Чтобы убить себя, я бросился в окно с третьего этажа. Неправдоподобным и таинственно-необходимым было душевное побуждение, вызвавшее этот поступок, сопровождавшийся полной душевной ясностью. Только великодушная юность способна на такое разумное безумие. Я любил красивую женщину, и она любила меня. Мы связали наши жизни, она была моей женой. Нежная и любящая, с нежным именем Лариса, она любила меня и была любима. Но она постоянно терзалась ревностью, хотя для этого не было никаких оснований. И жизнь наша слишком часто была пыткой. Это было не все. У меня было сильное нервное расстройство, лишавшее меня способности работать. Я не мог ни читать, ни писать от непрекращавшейся головной боли. И это была пытка для нас обоих. Если б я был старше и спокойнее, я, верно, понял бы, что нам нужно расстаться, что расстаться гораздо проще, чем то, что я замыслил. Вместо того чтобы уйти от любви, которая была пыткой, я решил совсем уйти из жизни и не мучить более собою ту, которая меня любила и мучила меня своей любовью.

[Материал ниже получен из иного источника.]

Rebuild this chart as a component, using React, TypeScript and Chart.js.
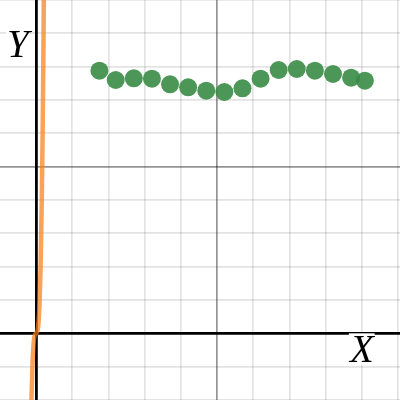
import React, { useEffect, useRef } from "react";
import { Chart, registerables } from "chart.js";

Chart.register(...registerables);

// Green scatter points
const pointX = [1.75, 2.2, 2.7, 3.2, 3.7, 4.2, 4.7, 5.2, 5.7, 6.2, 6.7, 7.2, 7.7, 8.2, 8.7, 9.08];
const pointY = [7.88, 7.6, 7.65, 7.64, 7.47, 7.38, 7.28, 7.24, 7.35, 7.64, 7.9, 7.93, 7.88, 7.78, 7.67, 7.58];

// Orange curve
const curveX = [-0.13, -0.126, -0.1, -0.079, -0.05, 0, 0.05, 0.079, 0.1, 0.126, 0.159, 0.182, 0.2, 0.215, 0.222];
const curveY = [-2.2, -2, -1, -0.5, -0.125, 0, 0.125, 0.5, 1, 2, 4, 6, 8, 10, 10.9];

const xMin = -0.995;
const xMax = 10.05;
const yMin = -2;
const yMax = 10;

const xLabel = "X";
const yLabel = "Y";

const gridColor = (v: number) =>
  v === 0 ? "#000000" : v === 5 ? "rgba(0,0,0,0.42)" : "rgba(0,0,0,0.11)";
const gridWidth = (v: number) => (v === 0 ? 2.8 : 1.7);

const labelPlugin = {
  id: "axisLabels",
  afterDatasetsDraw(chart: any) {
    const ctx = chart.ctx;
    const xs = chart.scales.x;
    const ys = chart.scales.y;
    ctx.save();
    ctx.font = "italic 39px 'Liberation Serif', 'Times New Roman', serif";
    ctx.textAlign = "center";
    ctx.textBaseline = "alphabetic";
    const draw = (text: string, cx: number, base: number) => {
      const w = ctx.measureText(text).width;
      ctx.fillStyle = "#ffffff";
      ctx.fillRect(cx - w / 2 - 1, base - 29, w + 2, 31);
      ctx.fillStyle = "#000000";
      ctx.fillText(text, cx, base);
    };
    draw(yLabel, xs.getPixelForValue(-0.5), ys.getPixelForValue(8.28));
    draw(xLabel, xs.getPixelForValue(8.995), ys.getPixelForValue(-0.87));
    ctx.restore();
  },
};

const gridOpts = {
  drawTicks: false,
  color: (c: any) => gridColor(c.tick ? c.tick.value : 1),
  lineWidth: (c: any) => gridWidth(c.tick ? c.tick.value : 1),
};

export default function App() {
  const ref = useRef<HTMLCanvasElement>(null);
  useEffect(() => {
    if (!ref.current) return;
    const chart = new Chart(ref.current, {
      type: "scatter",
      data: {
        datasets: [
          {
            data: curveX.map((x, i) => ({ x, y: curveY[i] })),
            showLine: true,
            borderColor: "rgba(250,126,25,0.72)",
            borderWidth: 4.5,
            pointRadius: 0,
            cubicInterpolationMode: "monotone",
            fill: false,
          },
          {
            data: pointX.map((x, i) => ({ x, y: pointY[i] })),
            backgroundColor: "rgba(56,140,70,0.9)",
            borderWidth: 0,
            pointRadius: 9,
            pointHoverRadius: 9,
          },
        ],
      },
      options: {
        animation: false,
        responsive: true,
        maintainAspectRatio: false,
        layout: { padding: 0, autoPadding: false },
        plugins: { legend: { display: false }, tooltip: { enabled: false } },
        scales: {
          x: {
            type: "linear",
            min: xMin,
            max: xMax,
            border: { display: false },
            ticks: { display: false, stepSize: 1, includeBounds: false, padding: 0 },
            grid: gridOpts,
            afterFit: (s: any) => {
              s.height = 0;
            },
          },
          y: {
            type: "linear",
            min: yMin,
            max: yMax,
            border: { display: false },
            ticks: { display: false, stepSize: 1, includeBounds: false, padding: 0 },
            grid: gridOpts,
            afterFit: (s: any) => {
              s.width = 0;
            },
          },
        },
      },
      plugins: [labelPlugin],
    } as any);
    return () => chart.destroy();
  }, []);
  return (
    <div style={{ position: "fixed", left: 0, top: 0, width: 400, height: 400, background: "#fff" }}>
      <canvas ref={ref} />
    </div>
  );
}
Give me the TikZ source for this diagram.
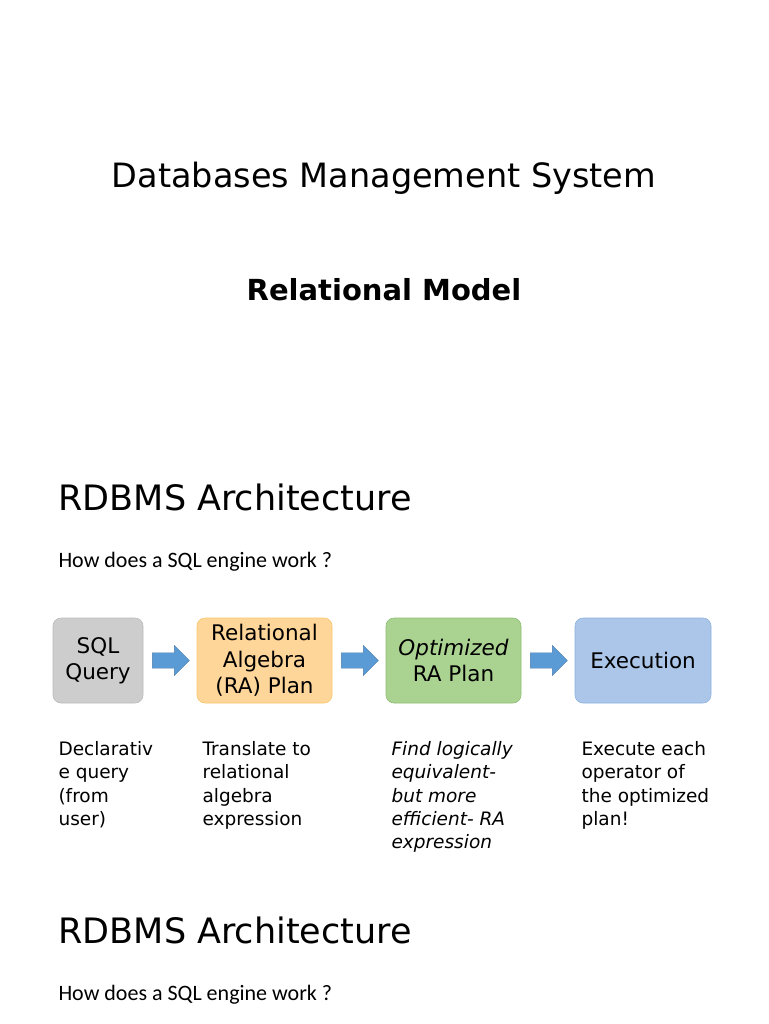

Весна, выставляется первая рама, И в комнату шум ворвался…В тот день, когда выставлена была первая рама, в то солнечное утро, когда в коридоре гостиницы, где я жил, была выставлена зимняя рама и раскрыта весенняя, этот ликующий солнечный весенний шум и свет позвали меня и побудили к поступку, который, в конце концов, быть может, был самым великодушным, самым безумным и самым творческим по своим неожиданным последствиям. Я бросился в окно с разбега, и только в самую последнюю секунду, перед окном, я в молниеносный миг почувствовал, как много порывается в душе человека в минуту прощания с жизнью и как трудно добровольно или недобровольно отдать свою жизнь.
За полчаса перед этим, когда решение было уже принято мной, я спокойно стоял у того рокового окна и смотрел на весеннее небо. Хотя утро было яркое, небо скорее было бледное, бледно-голубое, местами совершенно белесоватое. Я смотрел на небо и чего-то внутренне искал. Но безглагольное небо не давало мне никакого ответа, не подавало никакого знака. Безмерная непроницаемая белесоватость внушала мне только, что я сам должен распутать тот узел, который завязался, а если распутать его нельзя, я должен разорвать его без колебаний. И я разорвал свой узел.